Exercise prompt –
Line by line, repeat the data below exactly, beginning at the first line and ending at the line with "text=defred] (deficit-t) at". Omit pictures.

Data –
⁂

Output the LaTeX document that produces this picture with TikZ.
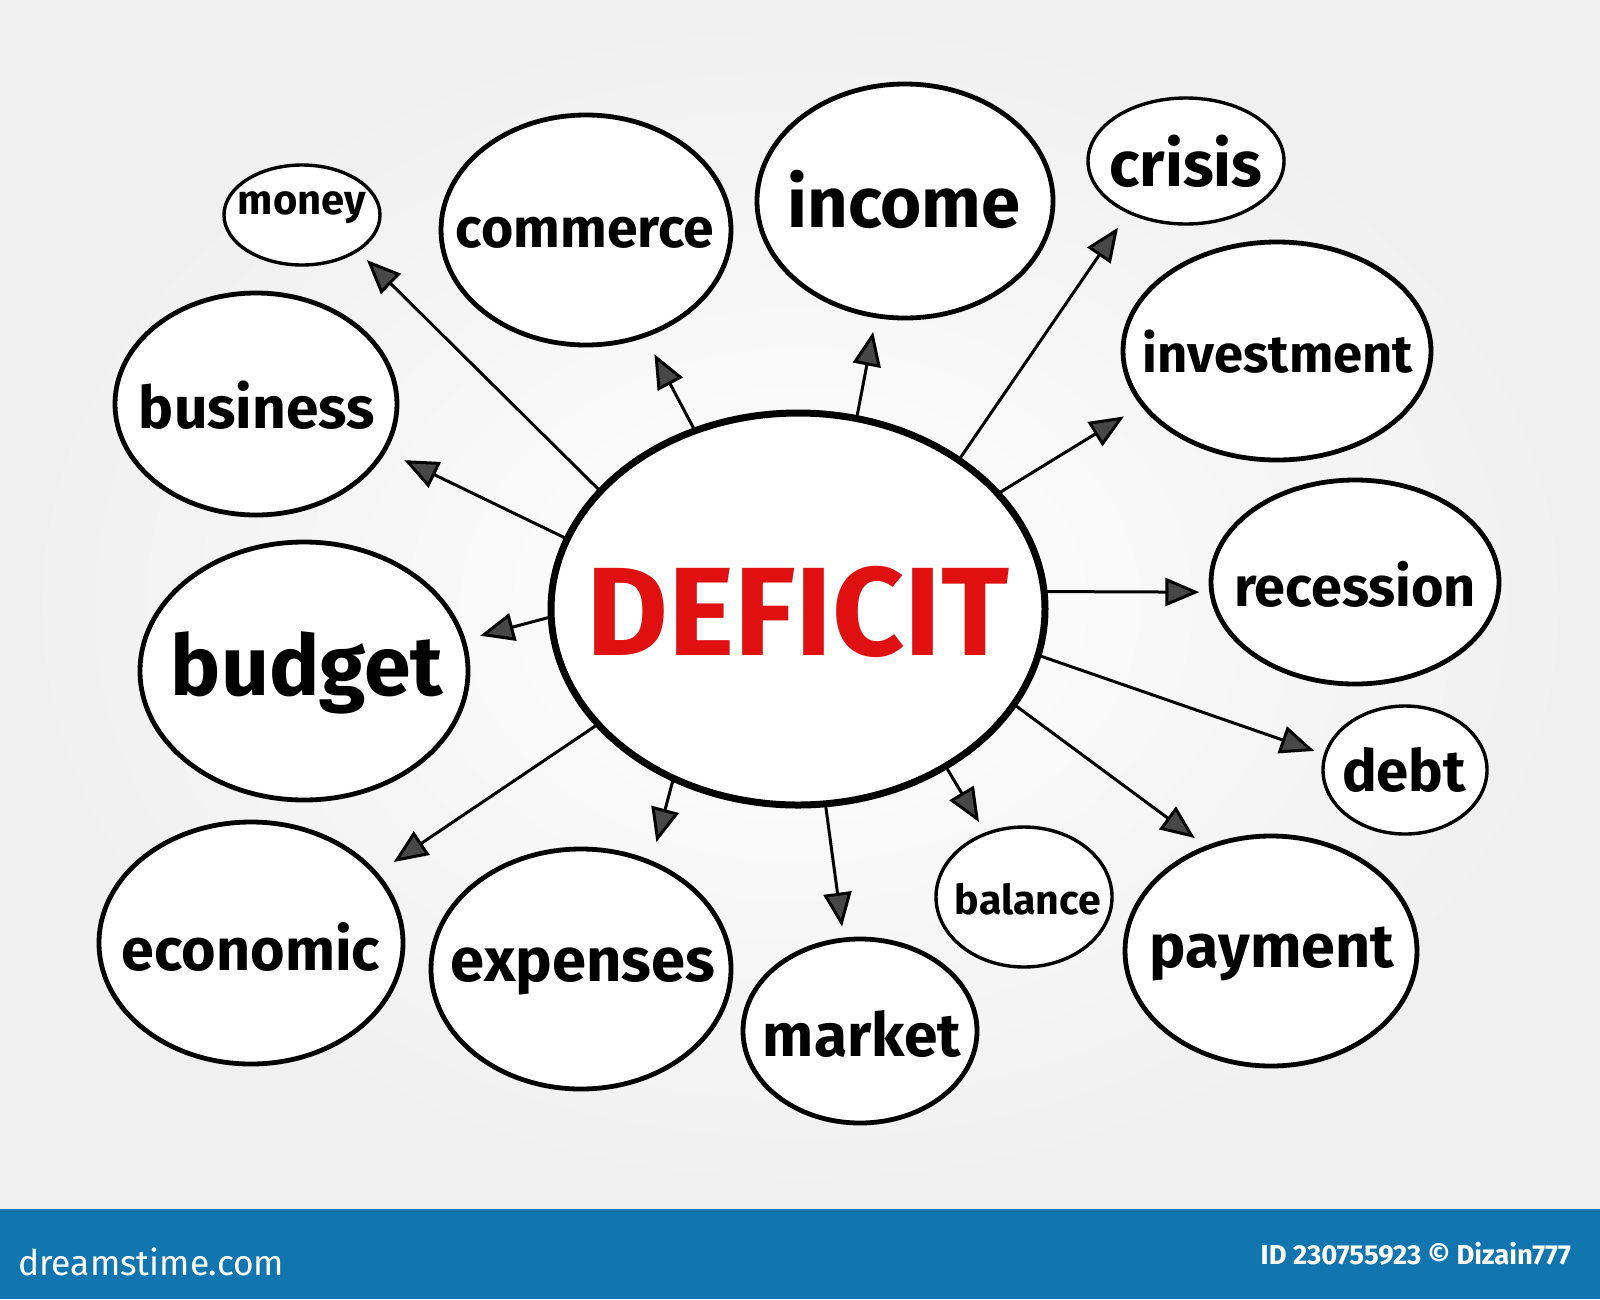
\documentclass[tikz,border=0pt]{standalone}
\usepackage{fontspec}
\setmainfont{Fira Sans}
\usetikzlibrary{shapes.geometric,arrows.meta}
\definecolor{banner}{RGB}{17,118,176}
\definecolor{defred}{RGB}{224,16,16}
\newcommand\fitw[2]{\resizebox{#1pt}{!}{#2}}
\begin{document}
\begin{tikzpicture}[x=1pt,y=-1pt,
  bub/.style={ellipse, draw=black, line width=4.8pt, inner sep=0pt, fill=white},
  small/.style={line width=3.4pt},
  lbl/.style={inner sep=0pt, font=\bfseries},
  arr/.style={line width=3pt, line cap=round, -{Triangle[length=34pt,width=28pt,fill=black!72,line width=3pt]}},
]
\useasboundingbox (0,0) rectangle (1600,1299);
% background
\shade[inner color=white, outer color=black!6] (0,0) rectangle (1600,1209);
\fill[banner] (0,1209) rectangle (1600,1299);
\node[text=white, anchor=west, inner sep=0pt] (ds) at (18,1262) {\fitw{266}{dreamstime.com}};
\node[text=white, anchor=east, inner sep=0pt] (id) at (1571,1254) {\fitw{310}{\bfseries ID 230755923 © Dizain777}};

% central node
\node[bub, line width=7pt, minimum width=494pt, minimum height=392pt] (deficit) at (798,609) {};
\node[lbl, text=defred] (deficit-t) at (798,612) {\fitw{423}{\bfseries DEFICIT}};

% satellite ellipses
\node[bub, small, minimum width=156pt, minimum height=100pt] (money) at (302,215) {};
\node[bub, minimum width=290pt, minimum height=230pt] (commerce) at (586,230) {};
\node[bub, minimum width=296pt, minimum height=234pt] (income) at (905,201) {};
\node[bub, small, minimum width=196pt, minimum height=126pt] (crisis) at (1186,161) {};
\node[bub, minimum width=308pt, minimum height=218pt] (investment) at (1277,351) {};
\node[bub, minimum width=282pt, minimum height=222pt] (business) at (256,404) {};
\node[bub, minimum width=288pt, minimum height=204pt] (recession) at (1355,582) {};
\node[bub, minimum width=328pt, minimum height=258pt] (budget) at (304,671) {};
\node[bub, small, minimum width=164pt, minimum height=128pt] (debt) at (1405,770) {};
\node[bub, minimum width=304pt, minimum height=242pt] (economic) at (251,943) {};
\node[bub, minimum width=300pt, minimum height=240pt] (expenses) at (581,969) {};
\node[bub, minimum width=234pt, minimum height=184pt] (market) at (860,1031) {};
\node[bub, small, minimum width=176pt, minimum height=140pt] (balance) at (1024,897) {};
\node[bub, minimum width=292pt, minimum height=230pt] (payment) at (1271,951) {};

% labels
\node[lbl] (money-t) at (302,208) {\fitw{128}{\bfseries money}};
\node[lbl] (commerce-t) at (585,233) {\fitw{258}{\bfseries commerce}};
\node[lbl] (income-t) at (904,199) {\fitw{233}{\bfseries income}};
\node[lbl] (crisis-t) at (1186,161) {\fitw{153}{\bfseries crisis}};
\node[lbl] (investment-t) at (1278,352) {\fitw{270}{\bfseries investment}};
\node[lbl] (business-t) at (257,405) {\fitw{236}{\bfseries business}};
\node[lbl] (recession-t) at (1355,584) {\fitw{242}{\bfseries recession}};
\node[lbl] (budget-t) at (307,673) {\fitw{272}{\bfseries budget}};
\node[lbl] (debt-t) at (1404,770) {\fitw{124}{\bfseries debt}};
\node[lbl] (economic-t) at (251,947) {\fitw{258}{\bfseries economic}};
\node[lbl] (expenses-t) at (583,971) {\fitw{264}{\bfseries expenses}};
\node[lbl] (market-t) at (862,1034) {\fitw{198}{\bfseries market}};
\node[lbl] (balance-t) at (1028,899) {\fitw{146}{\bfseries balance}};
\node[lbl] (payment-t) at (1272,954) {\fitw{244}{\bfseries payment}};

% connectors
\draw[arr, shorten >=12pt] (deficit.149) -- (money.-33);
\draw[arr, shorten >=19pt] (deficit.120) -- (commerce.-61);
\draw[arr, shorten >=14pt] (deficit.73) -- (income.256.5);
\draw[arr, shorten >=17pt] (deficit.43) -- (crisis.222.4);
\draw[arr, shorten >=20pt] (deficit.30) -- (investment.202);
\draw[arr, shorten >=20pt] (deficit.163) -- (business.-20);
\draw[arr, shorten >=10pt] (deficit.4) -- (recession.184);
\draw[arr, shorten >=15pt] (deficit.182) -- (budget.11);
\draw[arr, shorten >=10pt] (deficit.-11) -- (debt.169);
\draw[arr, shorten >=13pt] (deficit.-24) -- (payment.122);
\draw[arr, shorten >=12pt] (deficit.-47) -- (balance.121);
\draw[arr, shorten >=11pt] (deficit.-82.5) -- (market.100);
\draw[arr, shorten >=19pt] (deficit.234) -- (expenses.57);
\draw[arr, shorten >=19pt] (deficit.210) -- (economic.29);
\end{tikzpicture}
\end{document}
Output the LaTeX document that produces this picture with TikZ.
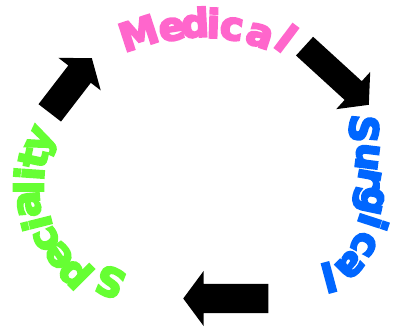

⁂

Answer –
Output the LaTeX document that produces this picture with TikZ.
\documentclass[tikz,border=0pt]{standalone}
\usepackage{fontspec}
\setmainfont{Fira Sans}
\usetikzlibrary{shapes.geometric,arrows.meta}
\definecolor{banner}{RGB}{17,118,176}
\definecolor{defred}{RGB}{224,16,16}
\newcommand\fitw[2]{\resizebox{#1pt}{!}{#2}}
\begin{document}
\begin{tikzpicture}[x=1pt,y=-1pt,
  bub/.style={ellipse, draw=black, line width=4.8pt, inner sep=0pt, fill=white},
  small/.style={line width=3.4pt},
  lbl/.style={inner sep=0pt, font=\bfseries},
  arr/.style={line width=3pt, line cap=round, -{Triangle[length=34pt,width=28pt,fill=black!72,line width=3pt]}},
]
\useasboundingbox (0,0) rectangle (1600,1299);
% background
\shade[inner color=white, outer color=black!6] (0,0) rectangle (1600,1209);
\fill[banner] (0,1209) rectangle (1600,1299);
\node[text=white, anchor=west, inner sep=0pt] (ds) at (18,1262) {\fitw{266}{dreamstime.com}};
\node[text=white, anchor=east, inner sep=0pt] (id) at (1571,1254) {\fitw{310}{\bfseries ID 230755923 © Dizain777}};

% central node
\node[bub, line width=7pt, minimum width=494pt, minimum height=392pt] (deficit) at (798,609) {};
\node[lbl, text=defred] (deficit-t) at (798,612) {\fitw{423}{\bfseries DEFICIT}};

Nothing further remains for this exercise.